In the first iteration of the loop CeLaP4 (the variable that is used to index the arrays) is set to 0. So we take the byte at index 0 of the Encrypted Payload (1c) and we Xor it with the byte at index 0 of the Decryption Key (51). The result of this operation (4D) is then written back into the encrypted payload array at index 0. The next iteration in the loop will Xor the bytes at index 1 (15 and 4F) and the result is written back to offset 1 (5A). This process continues until every byte in the array has been decrypted.

Note here that the Encrypted Payload Array is larger than the Decryption Key Array so we can’t Xor at the same offset in both arrays for every iteration. The code caters for this, however, by performing a Mod division of the index of the Encrypted Payload Array with the length of the Decryption Key Array. This means when the index reaches the last byte of the Decryption Key Array the next iteration will use the first byte in the array.

At this point, Labs let the decryption loop complete in the debugger and paused it just after WidthA has written the decrypted payload to “pitupi.exe”. Opening this file in a binary editor, Labs finally had a Windows executable payload.

Resuming the program, Assimptota4 proceeded to launch the newly decrypted payload using the Shell.Application object.

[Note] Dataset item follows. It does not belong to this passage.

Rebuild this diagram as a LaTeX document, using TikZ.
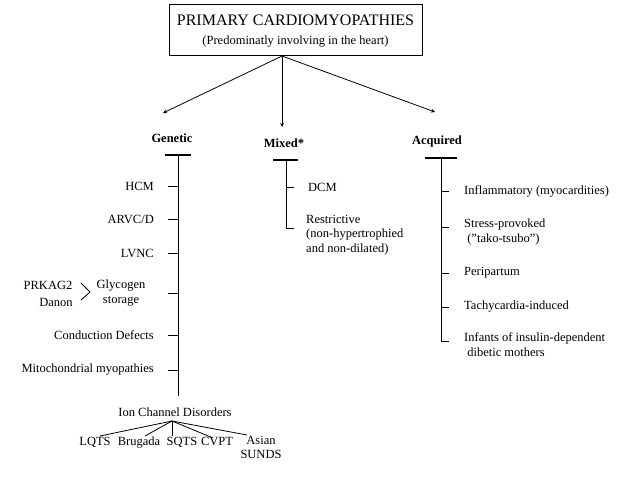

It then delivered the payload and executed it. This Windows executable now runs hidden in the background looking for files of interest and encrypting them. After a very short period of time, the inevitable ransom note and wallpaper change follows.

Enter Jaff

This ransomware calls itself Jaff and the bad news for the user is those treasured family pictures and tomorrow’s big presentation have all been renamed with .jaff extensions and their contents replaced with encrypted blobs. Chantry said:

The code analyzed in this paper is a far cry from those simple VBA downloader templates we saw at the start of the VBA boom back in September 2014. These samples conceal their strings in Form components, pollute useful code with redundant code and encrypt their payloads until the very last minute. All of this in no doubt in a bid to bypass AV detection that will look for specific strings or functions. The fact the functionality is split between so many procedures, however, and that it intermixes clean code with malicious suggested that it is also trying to prevent analysts from building a narrative when reverse engineering it.

Now what?

Just why the bad guys have decided to start hiding VBA Downloaders in PDF documents we can only speculate, but a good argument could be the tarnished reputation of Office documents as email attachments and perhaps a misguided interpretation of PDFs being somehow safer. IT administrators might by now have decided to automatically block VBA documents from entering their network, but it’s less likely they will have done so for PDFs. For want of a better analogy, it’s very much the wolf in sheep’s clothing.

Any AV vendor worth its muster can easily extract theses embedded file and this sort of attack requires the victim to have both PDF and Office software. That paired with the need for another level of social engineering means there are plenty of reasons the trend might not continue. In fact, this isn’t even the first time Labs has seen Office document malware being paired with PDF. The notorious CVE-2012-0158 vulnerability was exploited using PDF as a parent file but did so only briefly. Could VBA PDF files follow the same fate?

SophosLabs certainly isn’t betting against it.

Sophos detects the PDF and embedded Office Document as Troj/DocDl-IYE and the dropped Jaff payload as Mal/Ransom-FD. Our customers are protected.